I feel this a lot right now. Due to unexpected personal circumstances I have
wound up needing to go from "provide child support" to "provide financial
support". So I just began a job search. But one past employer who would be
otherwise reasonable to apply to went onto my list of places to avoid applying
to for a while. Why? Because most of their teams have daily standups at around
9:30-10 AM, and there is still rush hour traffic around Los Angeles at that
time. I'd like to spend the morning with my kids, get ready, arrive at 11 AM
and totally miss rush hour. (Then leave late and miss it on the other end as
well!) But they can't accommodate that.

If you have daily meetings, have you discouraged someone from working for you?
Quite possibly so. But if my experience is a guide, you probably won't even
hear about it.

------
dwc
From the title I was expecting to disagree, but this isn't about "not having"
the meetings, it's about taking them offline. I think I agree with this. I
should have done this at my previous job. The devs had flexible schedules
(which I support), and trying to have a fixed schedule for daily stand-ups was
unworkable and I eventually gave up. This would have worked much better.

------
Bognar
I used to work as a process engineer at a semiconductor manufacturing plant.
The plant ran 24/7, so we had (almost) round-the-clock engineering coverage.
"Stand-up" meetings weren't viable because many of the engineers on the same
team would work at different hours, so at the end of the day each engineer was
required to send a "passdown" via e-mail.

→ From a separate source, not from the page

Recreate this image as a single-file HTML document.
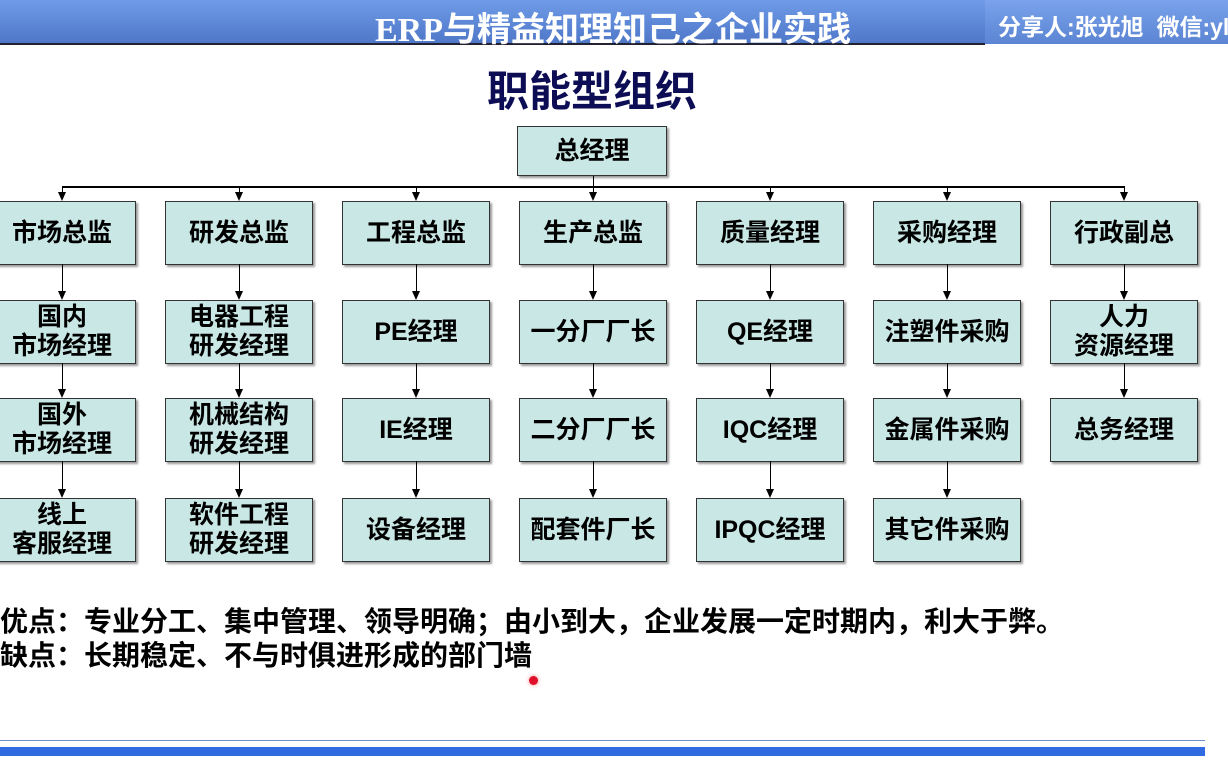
<!DOCTYPE html>
<html><head><meta charset="utf-8"><style>
body{margin:0;width:1228px;height:768px;position:relative;overflow:hidden;background:#fff;font-family:"Liberation Sans","Noto Sans CJK SC",sans-serif;}
.hdr{position:absolute;left:0;top:0;width:985px;height:43px;background:linear-gradient(#6f9be8,#4f78c8);border-bottom:2px solid #223;}
.hdr2{position:absolute;left:985px;top:0;width:243px;height:44px;background:linear-gradient(#7aa3ec,#5b84d2);}
.t{position:absolute;color:#fff;font-weight:bold;white-space:nowrap;}
.b{position:absolute;width:146px;background:#c9e7e4;border:1px solid #333;box-shadow:2px 2px 2px #999;display:flex;align-items:center;justify-content:center;text-align:center;font-weight:bold;font-size:25px;line-height:29px;color:#000;}
.v{position:absolute;width:1px;background:#000;}
.a{position:absolute;width:0;height:0;border-left:4px solid transparent;border-right:4px solid transparent;border-top:9px solid #000;}
.txt{position:absolute;left:0;font-weight:bold;font-size:28px;line-height:32px;white-space:nowrap;}
</style></head><body>
<div class="hdr"></div><div class="hdr2"></div>
<div class="t" style="left:375px;top:2px;font-size:34px;font-family:'Liberation Serif','Noto Sans CJK SC',serif;">ERP与精益知理知己之企业实践</div>
<div class="t" style="left:998px;top:8px;font-size:23px;">分享人:张光旭&nbsp; 微信:ylc</div>
<div style="position:absolute;left:487px;top:58px;font-size:42px;font-weight:bold;color:#0d0d55;">职能型组织</div>
<div class="b" style="left:517px;top:126px;height:48px;width:148px">总经理</div>
<div class="v" style="left:593px;top:176px;height:11px"></div>
<div style="position:absolute;left:62px;top:186px;width:1063px;height:2px;background:#000"></div>
<div id="o"></div>
<div class="txt" style="top:606px">优点：专业分工、集中管理、领导明确；由小到大，企业发展一定时期内，利大于弊。</div>
<div class="txt" style="top:640px">缺点：长期稳定、不与时俱进形成的部门墙</div>
<div style="position:absolute;left:529px;top:676px;width:9px;height:9px;border-radius:50%;background:#e0102a;box-shadow:0 0 4px #f88"></div>
<div style="position:absolute;left:0;top:740px;width:1205px;height:1px;background:#6a8ec8"></div>
<div style="position:absolute;left:0;top:747px;width:1205px;height:9px;background:#2f6ae0"></div>
<script>
var cols=[["市场总监","国内<br>市场经理","国外<br>市场经理","线上<br>客服经理"],["研发总监","电器工程<br>研发经理","机械结构<br>研发经理","软件工程<br>研发经理"],["工程总监","PE经理","IE经理","设备经理"],["生产总监","一分厂厂长","二分厂厂长","配套件厂长"],["质量经理","QE经理","IQC经理","IPQC经理"],["采购经理","注塑件采购","金属件采购","其它件采购"],["行政副总","人力<br>资源经理","总务经理"]];
var rows=[201,300,398,498],h=62,s="";
cols.forEach(function(c,i){var x=-12+177*i;var cx=x+74;
s+='<div class="v" style="left:'+cx+'px;top:187px;height:6px"></div><div class="a" style="left:'+(cx-4)+'px;top:192px"></div>';
c.forEach(function(t,j){var y=rows[j];s+='<div class="b" style="left:'+x+'px;top:'+y+'px;height:'+h+'px">'+t+'</div>';
if(j<c.length-1){var ny=rows[j+1];s+='<div class="v" style="left:'+cx+'px;top:'+(y+h+1)+'px;height:'+(ny-y-h-10)+'px"></div><div class="a" style="left:'+(cx-4)+'px;top:'+(ny-9)+'px"></div>';}});});
document.getElementById("o").outerHTML=s;
</script>
</body></html>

A passdown included the experiments that ran on your reactor for the day, the
experiments that were planned for the next day, and potential research
directions based on the results. With a trail of passdowns, any engineer could
easily pick up on the thread of logic from the previous engineer and continue
working in their stead (if they are on their weekend, vacation, sick, etc.).

The nature of the job necessitated leaving behind a trail for someone else to
follow, but I think it's a great process to be adapted to other work
environments.

------
codex
Daily meetings are not really for obtaining useful status information. They're
about habituating people into doing real work every day, so that they don't
feel like jackasses when they have to report to their peers that they didn't
do anything yesterday.

People ostensibly do work to get paid, but that's not really what motivates
them to get anything done. Fear of losing face is one such motivation. The
dollar is the currency of this century, but social currency is millions of
years old and works much better.

And that is why these meetings must be face to face; email doesn't generate
enough shame.

------
beat
Meetings are synchronous, email is asynchronous. The feedback loop is tighter.

Standups get lots of bright minds in the same place at the same time.

Standups let you know what else is going on, which is indeed useful. I've
never understood this thing about silos and belittling out-of-band
communication. The only way to get the Big Picture is to hear what other
people are working on, preferably in an unfiltered manner. Then again, a lot
of developers seem to prefer their little heads-down silo, worrying that their
little room is uncomfortably warm without knowing the house is on fire.

------
atte
My team uses IFTTT for daily standup emails, and it's really been a huge help
for us. Here's the recipe if anyone else wants to use it:
<https://ifttt.com/recipes/86294>

------
etler
I swear I see a variant of this article every week, and the discussion is
always the same. TL;DR make sure your standup meetings are incredibly fast.

------
VeejayRampay
I've yet to participate in a useful meeting.